- The Washington Times - Tuesday, June 20, 2006

The Senate Budget Committee yesterday voted 12-10 along party lines to approve a stringent spending control bill that would require Congress to achieve a nearly balanced budget by 2012, but Republican leadership aides said the legislation faces a tough uphill battle in the full Senate.

The bill would reinstate spending disciplines, including caps on non-entitlement programs, that helped balance the budget in the 1980s and 1990s. It would require the White House to order across-the-board spending cuts in every program but Social Security if Congress did not achieve the deficit-reduction goals.

The committee rejected an amendment by Democrats that would have reinstated required offsets to tax cuts and new spending programs, though former Federal Reserve Chairman Alan Greenspan and other budget analysts said the policy helped Congress take control over the deficit in the 1990s.

Committee Chairman Judd Gregg, New Hampshire Republican and author of the bill, acceded to another Democratic proposal to modify a key mechanism designed to force Congress to vote on reforms of fast-growing entitlement programs such as Medicare, Medicaid and Social Security.

The change would require 60 votes in the Senate, rather than a simple majority of 51, for approval of any entitlement reforms recommended by a bipartisan commission to be set up under the legislation. Committee Republicans upheld a requirement that Congress vote on the commission’s proposed spending cuts under expedited procedures.

“Congress is not making tough choices because the system is broken,” said Sen.

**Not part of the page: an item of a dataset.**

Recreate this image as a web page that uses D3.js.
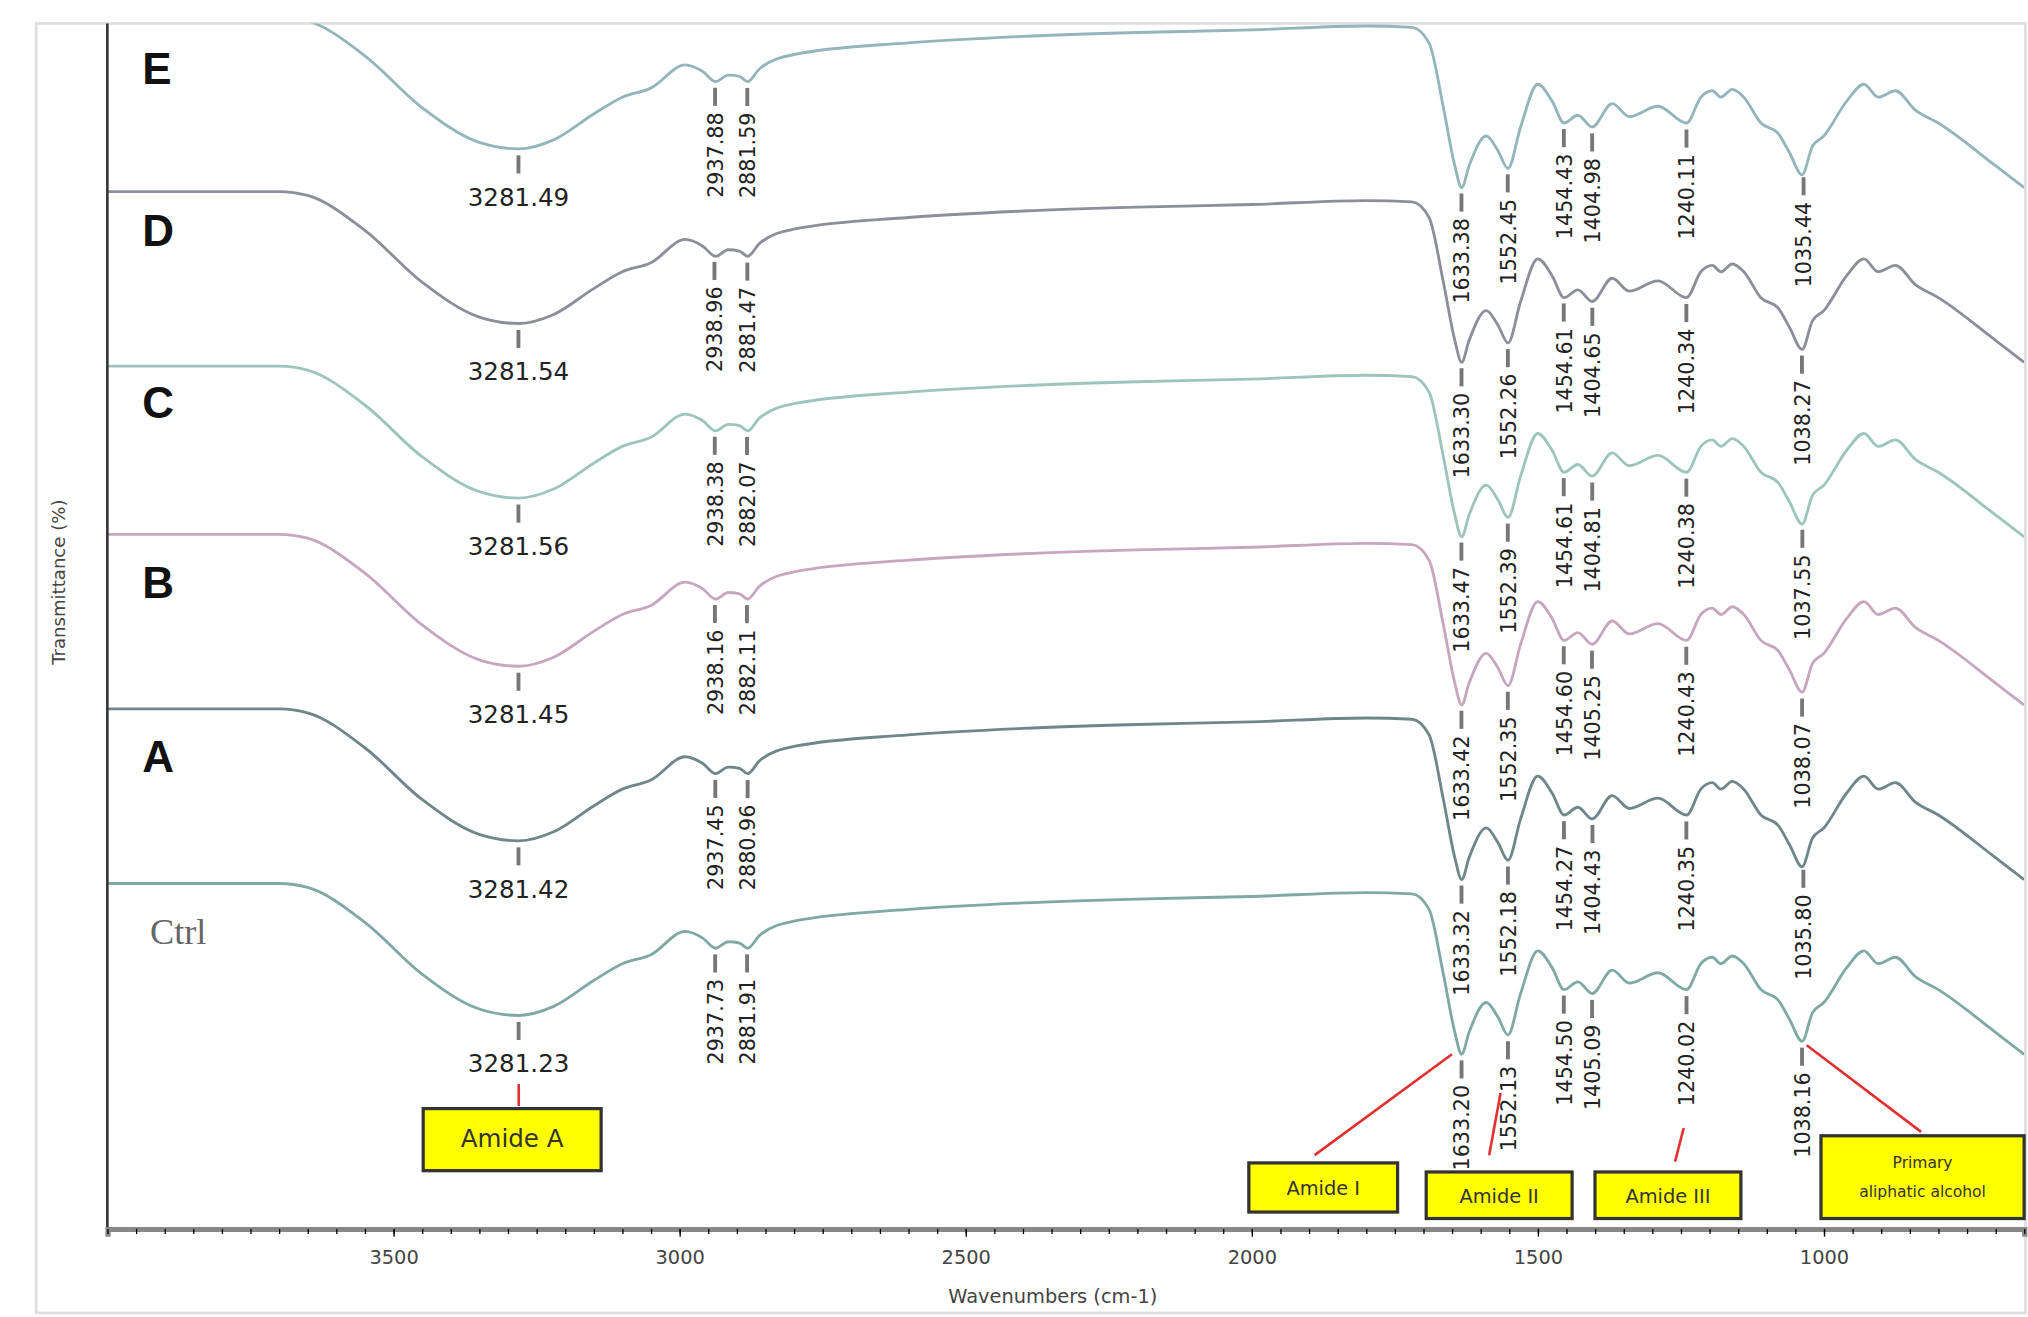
<!DOCTYPE html>
<html><head><meta charset="utf-8">
<script src="https://cdn.jsdelivr.net/npm/d3@7"></script>
<style>body{margin:0;background:#fff}</style></head>
<body><svg id="c"></svg>
<script>
// band profile shared by all samples: wavenumber and absorption depth
const wavenumbers = [4000,3700,3650,3550,3450,3350,3281,3220,3150,3100,3050,2990,2960,2937,2915,2895,2881,2860,2800,2600,2400,2200,2000,1800,1720,1690,1665,1645,1633,1620,1590,1570,1552,1530,1500,1475,1454,1430,1405,1370,1340,1290,1240,1215,1195,1180,1160,1140,1110,1080,1060,1038,1020,1000,960,930,905,875,840,800,700,650];
const depth = [0,0,3,30,70,97,102,95,75,62,55,37,42,50,45,46,50,40,29,20,15,12,10,7,8,20,70,115,132,115,92,103,117,85,52,65,82,76,85,67,77,69,82,62,57,62,56,62,82,90,105,122,100,92,65,52,62,57,72,82,115,132];
const sampleNames = ["Ctrl","A","B","C","D","E"];
const baselines = [267,402,537,667,802,937];
const colors = ["#7fa9a2","#6f8788","#c7a6bf","#9dc5bb","#8c8f99","#93b5bb"];
const peaks = [
 ["3281.23","2937.73","2881.91","1633.20","1552.13","1454.50","1405.09","1240.02","1038.16"],
 ["3281.42","2937.45","2880.96","1633.32","1552.18","1454.27","1404.43","1240.35","1035.80"],
 ["3281.45","2938.16","2882.11","1633.42","1552.35","1454.60","1405.25","1240.43","1038.07"],
 ["3281.56","2938.38","2882.07","1633.47","1552.39","1454.61","1404.81","1240.38","1037.55"],
 ["3281.54","2938.96","2881.47","1633.30","1552.26","1454.61","1404.65","1240.34","1038.27"],
 ["3281.49","2937.88","2881.59","1633.38","1552.45","1454.43","1404.98","1240.11","1035.44"]];
const xTicks = [3500,3000,2500,2000,1500,1000];
const bands = [
 {name:"Amide A", box:[3448,3137], wn:3281},
 {name:"Amide I", box:[2005,1745], wn:1640},
 {name:"Amide II", box:[1695,1440], wn:1560},
 {name:"Amide III", box:[1400,1145], wn:1245},
 {name:"Primary|aliphatic alcohol", box:[1005,650], wn:1030}];

const W=1568,H=1018;
const svg=d3.select("#c").attr("width",2028).attr("height",1317).attr("viewBox",`0 0 ${W} ${H}`);
const L=83,R=1565,T=18,B=950;
const x=d3.scaleLinear().domain([4000,650]).range([L,R]);
const y=d3.scaleLinear().domain([0,932]).range([B,T]);
svg.append("rect").attr("x",28).attr("y",18).attr("width",1538).attr("height",997).attr("fill","none").attr("stroke","#ddd").attr("stroke-width",2);
svg.append("clipPath").attr("id","cp").append("rect").attr("x",L).attr("y",T).attr("width",R-L).attr("height",B-T);
const font="'DejaVu Sans', sans-serif";
const depthAt=d3.scaleLinear().domain(wavenumbers.slice().reverse()).range(depth.slice().reverse());

sampleNames.forEach((n,i)=>{
  const pts=wavenumbers.map((w,j)=>[w,baselines[i]-depth[j]]);
  svg.append("path").attr("clip-path","url(#cp)").attr("d",d3.line().x(d=>x(d[0])).y(d=>y(d[1])).curve(d3.curveMonotoneX)(pts))
    .attr("fill","none").attr("stroke",colors[i]).attr("stroke-width",2.2);
  peaks[i].forEach((p,k)=>{
    const w=+p, yd=y(baselines[i]-depthAt(w));
    svg.append("line").attr("x1",x(w)).attr("x2",x(w)).attr("y1",yd+5).attr("y2",yd+19).attr("stroke","#777").attr("stroke-width",3);
    if(k===0){
      svg.append("text").attr("x",x(w)).attr("y",yd+44).attr("text-anchor","middle").attr("font-family",font).attr("font-size",19).attr("fill","#222").text(p);
    } else {
      svg.append("text").attr("transform",`translate(${x(w)+6},${yd+24}) rotate(-90)`).attr("text-anchor","end").attr("font-family",font).attr("font-size",16).attr("fill","#222").text(p);
    }
  });
  const ly=[720,587,452,313,180,55][i];
  svg.append("text").attr("x",n==="Ctrl"?116:110).attr("y",ly+10).attr("font-family",n==="Ctrl"?"'Liberation Serif', serif":"'Liberation Sans', sans-serif")
    .attr("font-size",n==="Ctrl"?28:34).attr("font-weight",n==="Ctrl"?"normal":"bold").attr("fill",n==="Ctrl"?"#666":"#111").text(n);
});

// axes
svg.append("line").attr("x1",L).attr("x2",L).attr("y1",T).attr("y2",B).attr("stroke","#333").attr("stroke-width",2);
const ax=svg.append("g").attr("transform",`translate(0,${B})`).call(d3.axisBottom(x).tickValues(xTicks).tickSize(6).tickFormat(d3.format("d")));
ax.select(".domain").attr("stroke","#888").attr("stroke-width",4);
ax.selectAll("text").attr("font-family",font).attr("font-size",15).attr("fill","#444").attr("dy","1.2em");
svg.append("g").attr("transform",`translate(0,${B})`).call(d3.axisBottom(x).ticks(60).tickSize(4).tickFormat("")).select(".domain").remove();
svg.append("text").attr("x",(L+R)/2-10).attr("y",1007).attr("text-anchor","middle").attr("font-family",font).attr("font-size",15).attr("fill","#444").text("Wavenumbers (cm-1)");
svg.append("text").attr("transform","translate(50,450) rotate(-90)").attr("text-anchor","middle").attr("font-family",font).attr("font-size",14).attr("fill","#444").text("Transmittance (%)");

// band annotations
const byPos=[[857,905],[899,937],[906,942],[906,942],[878,942]];
const lines=[[[3281,838],[3281,855]],[[1890,893],[1650,815]],[[1585,893],[1565,845]],[[1260,898],[1245,872]],[[830,875],[1030,808]]];
bands.forEach((b,i)=>{
  const [y0,y1]=byPos[i];
  svg.append("line").attr("x1",x(lines[i][0][0])).attr("y1",lines[i][0][1]).attr("x2",x(lines[i][1][0])).attr("y2",lines[i][1][1]).attr("stroke","#e03030").attr("stroke-width",2);
  svg.append("rect").attr("x",x(b.box[0])).attr("y",y0).attr("width",x(b.box[1])-x(b.box[0])).attr("height",y1-y0)
    .attr("fill","#ffff00").attr("stroke","#333").attr("stroke-width",2.5);
  const parts=b.name.split("|");
  parts.forEach((t,j)=>{
    svg.append("text").attr("x",(x(b.box[0])+x(b.box[1]))/2).attr("y",(y0+y1)/2+(j-(parts.length-1)/2)*22+ (parts.length>1?4:6))
      .attr("text-anchor","middle").attr("font-family",font).attr("font-size",parts.length>1?12:(i===0?19:15)).attr("fill","#333").text(t);
  });
});
</script></body></html>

Michael D. Crapo, Idaho Republican, noting that Congress fought hard last year to produce a modest entitlement-reform bill with $39 billion in savings — a fraction of what would be needed to eliminate deficits averaging more than $300 billion a year.

“We’d have the tools to get past the procedural hurdles” that have prevented Republicans in Congress from gaining control over spending, he said. “This bill gives us a chance to have some fiscal restraint.”

Democrats said Republicans were abdicating their responsibility to get the budget under control and trying to “outsource” that job to an unelected commission, while trying to jury-rig legislative procedures to ensure passage of unpopular Republican proposals such as the partial privatization of Social Security and deep cuts in health care and veterans programs.

“Republicans have rejected the one device that proved successful at reducing the deficit” between 1991 and 2000, said Sen. Kent Conrad, North Dakota Democrat and author of the Democratic alternative. Meanwhile, they have corrupted a budget process that was designed to reduce deficits in order to pass tax-cutting bills that have added $1.7 trillion to the deficit since 2001, he said.

A Republican aide said Senate Majority Leader Bill Frist, Tennessee Republican, may have trouble getting agreement to bring up a bill with such broad provisions on the Senate floor next month without raising objections from both Republican and Democratic members of the Appropriations Committee.

Mr. Frist may break the bill into smaller increments that have better chances of passing, including one providing the president with authority to veto individual items in tax and spending bills.

Mr. Gregg and Mr. Conrad also said they were working to cobble together a bipartisan bill that would include seven or eight items on which both parties could agree.